RECORDS FOR THIS EXERCISE —

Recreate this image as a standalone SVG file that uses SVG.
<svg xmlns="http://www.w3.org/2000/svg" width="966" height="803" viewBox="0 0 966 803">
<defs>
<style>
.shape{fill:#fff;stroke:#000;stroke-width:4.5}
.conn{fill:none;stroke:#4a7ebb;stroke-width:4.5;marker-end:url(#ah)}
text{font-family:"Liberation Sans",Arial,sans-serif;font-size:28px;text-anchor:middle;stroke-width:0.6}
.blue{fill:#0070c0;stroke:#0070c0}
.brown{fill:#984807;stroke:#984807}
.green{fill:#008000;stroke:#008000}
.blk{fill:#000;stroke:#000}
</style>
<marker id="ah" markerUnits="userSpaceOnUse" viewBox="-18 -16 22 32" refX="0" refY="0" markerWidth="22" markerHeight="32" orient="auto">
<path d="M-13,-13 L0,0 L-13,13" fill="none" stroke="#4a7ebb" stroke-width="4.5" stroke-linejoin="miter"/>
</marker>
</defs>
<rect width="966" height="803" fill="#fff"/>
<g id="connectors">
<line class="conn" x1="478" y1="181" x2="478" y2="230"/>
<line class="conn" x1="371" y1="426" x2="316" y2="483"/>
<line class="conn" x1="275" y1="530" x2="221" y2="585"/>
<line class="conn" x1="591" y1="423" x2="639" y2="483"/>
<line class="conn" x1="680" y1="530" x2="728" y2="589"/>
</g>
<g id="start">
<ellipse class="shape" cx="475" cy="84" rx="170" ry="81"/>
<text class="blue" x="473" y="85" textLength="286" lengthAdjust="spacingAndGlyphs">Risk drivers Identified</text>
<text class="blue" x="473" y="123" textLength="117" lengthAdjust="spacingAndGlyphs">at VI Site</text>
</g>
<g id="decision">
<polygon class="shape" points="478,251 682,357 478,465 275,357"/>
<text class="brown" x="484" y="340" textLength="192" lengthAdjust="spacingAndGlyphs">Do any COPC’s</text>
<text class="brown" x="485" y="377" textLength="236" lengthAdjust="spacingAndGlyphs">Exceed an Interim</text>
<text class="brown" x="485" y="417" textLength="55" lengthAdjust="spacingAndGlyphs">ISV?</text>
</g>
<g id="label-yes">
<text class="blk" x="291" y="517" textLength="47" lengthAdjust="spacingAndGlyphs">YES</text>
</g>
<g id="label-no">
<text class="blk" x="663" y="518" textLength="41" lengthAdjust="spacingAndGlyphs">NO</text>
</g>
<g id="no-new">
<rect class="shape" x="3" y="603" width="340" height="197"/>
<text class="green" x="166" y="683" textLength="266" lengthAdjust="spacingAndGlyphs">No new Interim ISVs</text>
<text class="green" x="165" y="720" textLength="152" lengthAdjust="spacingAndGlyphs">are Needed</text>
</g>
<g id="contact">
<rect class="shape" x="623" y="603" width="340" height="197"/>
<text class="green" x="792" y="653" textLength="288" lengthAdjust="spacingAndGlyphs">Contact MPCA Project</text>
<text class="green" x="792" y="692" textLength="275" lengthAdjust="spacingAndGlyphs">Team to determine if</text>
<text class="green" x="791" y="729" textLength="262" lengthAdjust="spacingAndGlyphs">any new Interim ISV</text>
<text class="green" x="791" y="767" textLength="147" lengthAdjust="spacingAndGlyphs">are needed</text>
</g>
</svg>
--
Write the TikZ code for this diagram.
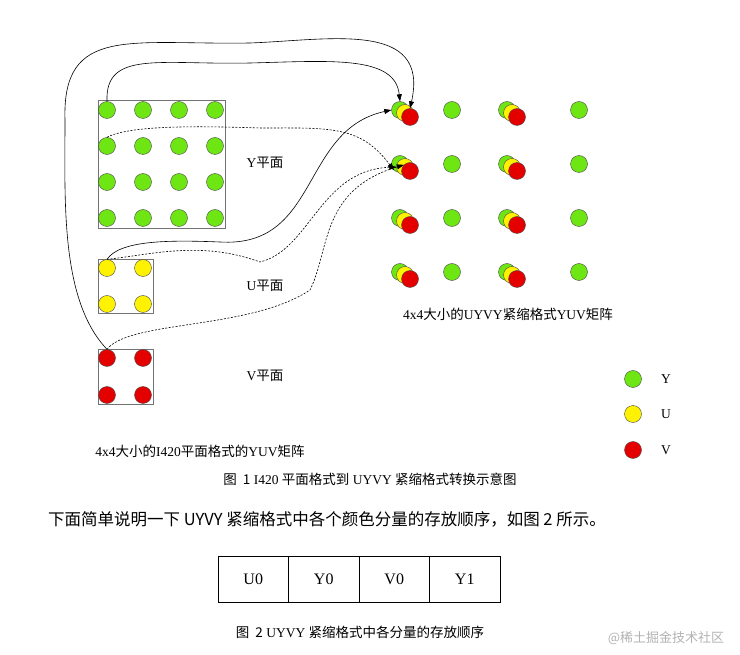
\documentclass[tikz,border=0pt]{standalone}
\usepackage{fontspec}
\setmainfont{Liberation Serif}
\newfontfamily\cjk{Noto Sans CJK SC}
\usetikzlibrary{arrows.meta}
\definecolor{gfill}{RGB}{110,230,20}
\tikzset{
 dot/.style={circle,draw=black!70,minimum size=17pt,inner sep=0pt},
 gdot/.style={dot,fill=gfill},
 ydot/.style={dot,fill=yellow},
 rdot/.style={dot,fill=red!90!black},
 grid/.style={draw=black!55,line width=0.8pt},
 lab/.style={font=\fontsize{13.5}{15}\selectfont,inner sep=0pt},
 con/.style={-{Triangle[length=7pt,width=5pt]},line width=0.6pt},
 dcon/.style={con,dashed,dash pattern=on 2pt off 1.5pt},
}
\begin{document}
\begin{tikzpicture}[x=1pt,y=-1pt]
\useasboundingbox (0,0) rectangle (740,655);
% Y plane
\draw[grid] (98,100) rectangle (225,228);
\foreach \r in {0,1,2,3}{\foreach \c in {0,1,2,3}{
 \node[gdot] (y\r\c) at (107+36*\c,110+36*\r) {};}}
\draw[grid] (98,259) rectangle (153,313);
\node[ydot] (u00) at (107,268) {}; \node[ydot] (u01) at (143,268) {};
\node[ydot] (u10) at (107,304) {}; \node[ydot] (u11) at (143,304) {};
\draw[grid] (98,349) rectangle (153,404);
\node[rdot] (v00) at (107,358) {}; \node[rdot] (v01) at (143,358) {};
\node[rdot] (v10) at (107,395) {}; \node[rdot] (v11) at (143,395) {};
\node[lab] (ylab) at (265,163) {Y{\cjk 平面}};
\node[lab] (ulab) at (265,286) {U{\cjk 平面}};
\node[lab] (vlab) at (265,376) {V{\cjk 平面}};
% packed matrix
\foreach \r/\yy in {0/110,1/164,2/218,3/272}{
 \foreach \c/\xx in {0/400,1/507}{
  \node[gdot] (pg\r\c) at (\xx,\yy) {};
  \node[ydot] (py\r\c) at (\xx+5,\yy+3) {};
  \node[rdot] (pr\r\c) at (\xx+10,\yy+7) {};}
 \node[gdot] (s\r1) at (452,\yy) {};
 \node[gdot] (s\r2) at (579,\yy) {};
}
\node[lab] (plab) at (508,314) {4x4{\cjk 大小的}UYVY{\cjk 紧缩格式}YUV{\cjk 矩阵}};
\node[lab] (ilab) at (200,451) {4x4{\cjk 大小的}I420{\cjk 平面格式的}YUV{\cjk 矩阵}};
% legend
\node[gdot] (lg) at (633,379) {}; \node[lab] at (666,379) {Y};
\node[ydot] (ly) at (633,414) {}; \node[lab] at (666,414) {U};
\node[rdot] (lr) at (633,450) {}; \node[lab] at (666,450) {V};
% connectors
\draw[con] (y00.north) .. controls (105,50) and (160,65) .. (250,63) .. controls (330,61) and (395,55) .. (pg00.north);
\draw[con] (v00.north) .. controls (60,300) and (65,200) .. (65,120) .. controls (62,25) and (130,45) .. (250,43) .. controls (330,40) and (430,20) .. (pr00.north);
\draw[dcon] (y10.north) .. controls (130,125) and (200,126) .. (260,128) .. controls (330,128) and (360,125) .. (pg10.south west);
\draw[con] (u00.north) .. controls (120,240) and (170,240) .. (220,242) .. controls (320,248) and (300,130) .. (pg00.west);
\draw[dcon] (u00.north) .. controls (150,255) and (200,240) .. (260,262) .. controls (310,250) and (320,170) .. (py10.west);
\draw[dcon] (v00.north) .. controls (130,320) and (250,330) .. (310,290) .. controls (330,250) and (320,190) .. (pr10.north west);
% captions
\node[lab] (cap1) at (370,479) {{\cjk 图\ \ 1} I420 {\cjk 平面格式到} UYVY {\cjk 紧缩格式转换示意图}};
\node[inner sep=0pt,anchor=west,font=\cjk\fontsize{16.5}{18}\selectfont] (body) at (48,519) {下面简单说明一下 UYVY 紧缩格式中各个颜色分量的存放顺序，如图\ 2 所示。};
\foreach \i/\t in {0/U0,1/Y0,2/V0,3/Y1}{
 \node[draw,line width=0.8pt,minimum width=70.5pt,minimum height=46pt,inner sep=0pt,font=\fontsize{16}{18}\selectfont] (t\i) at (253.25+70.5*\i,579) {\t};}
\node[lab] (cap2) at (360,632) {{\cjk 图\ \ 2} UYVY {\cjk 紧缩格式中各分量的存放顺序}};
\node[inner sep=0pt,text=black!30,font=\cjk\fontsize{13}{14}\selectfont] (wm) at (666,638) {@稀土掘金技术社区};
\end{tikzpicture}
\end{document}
==
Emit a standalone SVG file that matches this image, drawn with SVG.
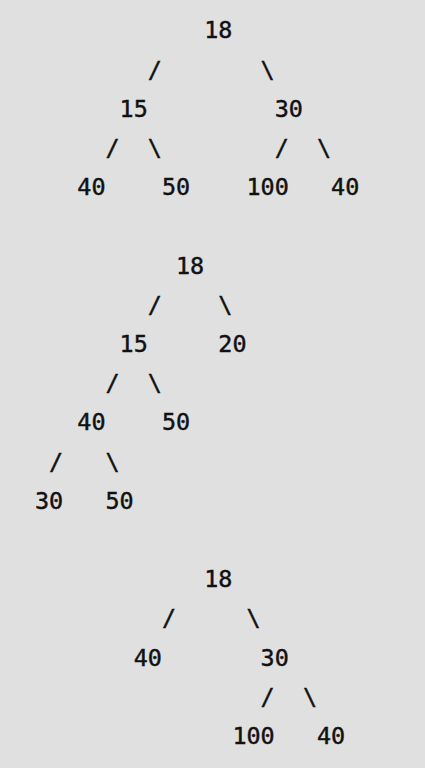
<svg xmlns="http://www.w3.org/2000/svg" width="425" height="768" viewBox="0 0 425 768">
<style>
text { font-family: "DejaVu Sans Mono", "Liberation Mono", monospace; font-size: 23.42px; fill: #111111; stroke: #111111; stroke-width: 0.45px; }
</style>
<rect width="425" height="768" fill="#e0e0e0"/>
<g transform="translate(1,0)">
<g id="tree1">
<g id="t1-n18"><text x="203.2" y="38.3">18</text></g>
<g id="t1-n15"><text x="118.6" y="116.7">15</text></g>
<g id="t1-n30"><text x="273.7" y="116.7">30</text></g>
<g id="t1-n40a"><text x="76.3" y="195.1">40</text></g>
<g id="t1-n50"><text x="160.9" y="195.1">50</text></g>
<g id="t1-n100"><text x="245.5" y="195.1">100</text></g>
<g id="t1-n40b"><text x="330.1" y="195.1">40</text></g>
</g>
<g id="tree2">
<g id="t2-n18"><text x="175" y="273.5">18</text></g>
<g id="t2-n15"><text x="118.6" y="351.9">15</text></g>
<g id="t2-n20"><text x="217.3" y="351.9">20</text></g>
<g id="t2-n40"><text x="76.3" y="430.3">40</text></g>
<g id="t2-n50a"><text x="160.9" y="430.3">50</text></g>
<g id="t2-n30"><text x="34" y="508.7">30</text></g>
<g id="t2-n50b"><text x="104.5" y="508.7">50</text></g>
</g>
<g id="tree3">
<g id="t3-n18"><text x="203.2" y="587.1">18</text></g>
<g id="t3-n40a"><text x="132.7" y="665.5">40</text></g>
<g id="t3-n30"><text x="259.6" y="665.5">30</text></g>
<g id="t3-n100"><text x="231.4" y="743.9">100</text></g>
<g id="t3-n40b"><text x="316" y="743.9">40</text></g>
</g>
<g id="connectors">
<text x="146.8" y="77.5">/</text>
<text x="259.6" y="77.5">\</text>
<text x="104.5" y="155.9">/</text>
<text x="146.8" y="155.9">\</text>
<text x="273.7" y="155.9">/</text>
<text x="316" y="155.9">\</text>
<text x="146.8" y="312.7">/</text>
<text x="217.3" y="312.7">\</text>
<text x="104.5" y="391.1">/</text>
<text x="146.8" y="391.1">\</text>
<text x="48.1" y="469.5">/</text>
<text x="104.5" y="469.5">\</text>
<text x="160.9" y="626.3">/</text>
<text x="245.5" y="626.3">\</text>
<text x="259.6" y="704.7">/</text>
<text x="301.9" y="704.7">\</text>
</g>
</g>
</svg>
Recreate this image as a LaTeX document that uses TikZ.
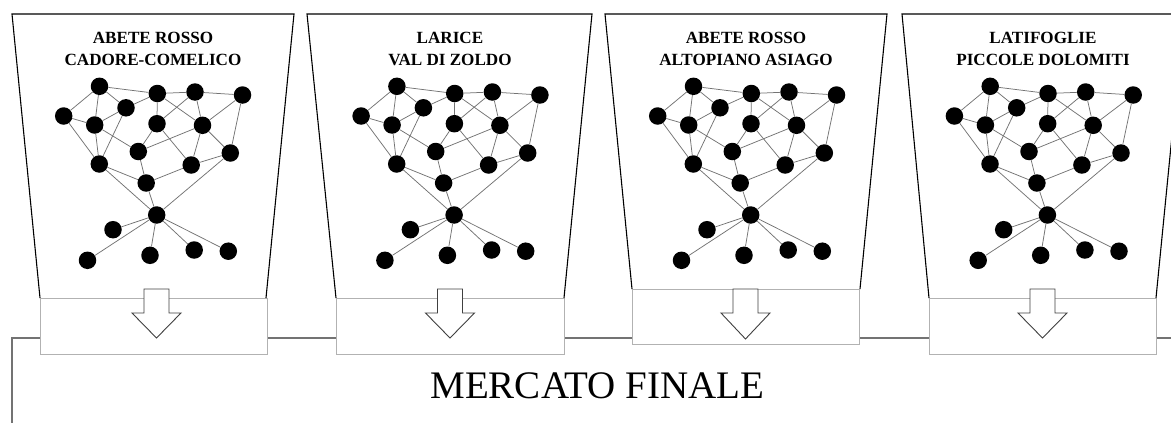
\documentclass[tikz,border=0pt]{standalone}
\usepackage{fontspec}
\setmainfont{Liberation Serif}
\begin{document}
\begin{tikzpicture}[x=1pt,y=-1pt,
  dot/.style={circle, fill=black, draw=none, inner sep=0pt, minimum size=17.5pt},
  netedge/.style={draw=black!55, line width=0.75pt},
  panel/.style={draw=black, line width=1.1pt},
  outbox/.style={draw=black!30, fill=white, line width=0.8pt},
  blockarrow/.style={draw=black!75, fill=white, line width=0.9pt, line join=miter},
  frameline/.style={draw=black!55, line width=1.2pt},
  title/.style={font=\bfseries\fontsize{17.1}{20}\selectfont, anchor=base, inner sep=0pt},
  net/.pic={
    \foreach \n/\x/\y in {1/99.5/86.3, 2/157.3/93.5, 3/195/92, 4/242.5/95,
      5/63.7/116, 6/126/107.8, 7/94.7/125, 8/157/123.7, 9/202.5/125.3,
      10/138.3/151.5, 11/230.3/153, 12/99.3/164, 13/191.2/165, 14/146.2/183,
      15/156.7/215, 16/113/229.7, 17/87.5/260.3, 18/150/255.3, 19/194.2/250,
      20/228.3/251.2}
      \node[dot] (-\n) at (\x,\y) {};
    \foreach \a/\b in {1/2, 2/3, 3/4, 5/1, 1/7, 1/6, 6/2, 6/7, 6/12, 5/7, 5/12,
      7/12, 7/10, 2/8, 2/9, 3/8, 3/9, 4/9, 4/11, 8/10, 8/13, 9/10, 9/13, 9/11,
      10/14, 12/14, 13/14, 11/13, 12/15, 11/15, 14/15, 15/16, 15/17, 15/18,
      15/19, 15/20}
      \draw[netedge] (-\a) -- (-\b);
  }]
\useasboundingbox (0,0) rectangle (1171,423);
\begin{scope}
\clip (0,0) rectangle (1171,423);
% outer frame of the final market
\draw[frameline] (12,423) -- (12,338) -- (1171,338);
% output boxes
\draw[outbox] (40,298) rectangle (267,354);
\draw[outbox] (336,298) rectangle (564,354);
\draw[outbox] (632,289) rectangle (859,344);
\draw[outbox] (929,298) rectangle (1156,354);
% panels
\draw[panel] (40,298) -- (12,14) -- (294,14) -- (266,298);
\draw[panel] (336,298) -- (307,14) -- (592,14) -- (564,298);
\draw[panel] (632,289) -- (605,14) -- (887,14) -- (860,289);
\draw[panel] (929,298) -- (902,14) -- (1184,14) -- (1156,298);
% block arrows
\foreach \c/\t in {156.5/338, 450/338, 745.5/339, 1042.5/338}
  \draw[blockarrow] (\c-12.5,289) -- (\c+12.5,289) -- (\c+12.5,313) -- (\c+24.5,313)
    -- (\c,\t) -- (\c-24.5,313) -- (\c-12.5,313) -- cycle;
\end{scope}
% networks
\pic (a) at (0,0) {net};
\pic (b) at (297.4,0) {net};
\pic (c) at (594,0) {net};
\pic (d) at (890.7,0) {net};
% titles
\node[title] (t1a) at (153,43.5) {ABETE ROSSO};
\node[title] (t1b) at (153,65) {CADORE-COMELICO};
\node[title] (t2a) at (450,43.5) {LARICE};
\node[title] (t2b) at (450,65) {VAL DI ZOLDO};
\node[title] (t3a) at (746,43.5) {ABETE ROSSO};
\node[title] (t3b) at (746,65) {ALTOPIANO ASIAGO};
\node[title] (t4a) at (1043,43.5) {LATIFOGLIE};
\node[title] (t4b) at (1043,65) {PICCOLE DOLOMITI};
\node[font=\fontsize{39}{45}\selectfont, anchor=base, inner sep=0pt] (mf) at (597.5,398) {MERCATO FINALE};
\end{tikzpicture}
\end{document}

GIVEN EXERCISE — Which lines in the listing above hold the word "uses"? Show each of them.

CORRECT RESPONSE —
Recreate this image as a standalone SVG file that uses SVG.
Recreate this image as a LaTeX document that uses TikZ.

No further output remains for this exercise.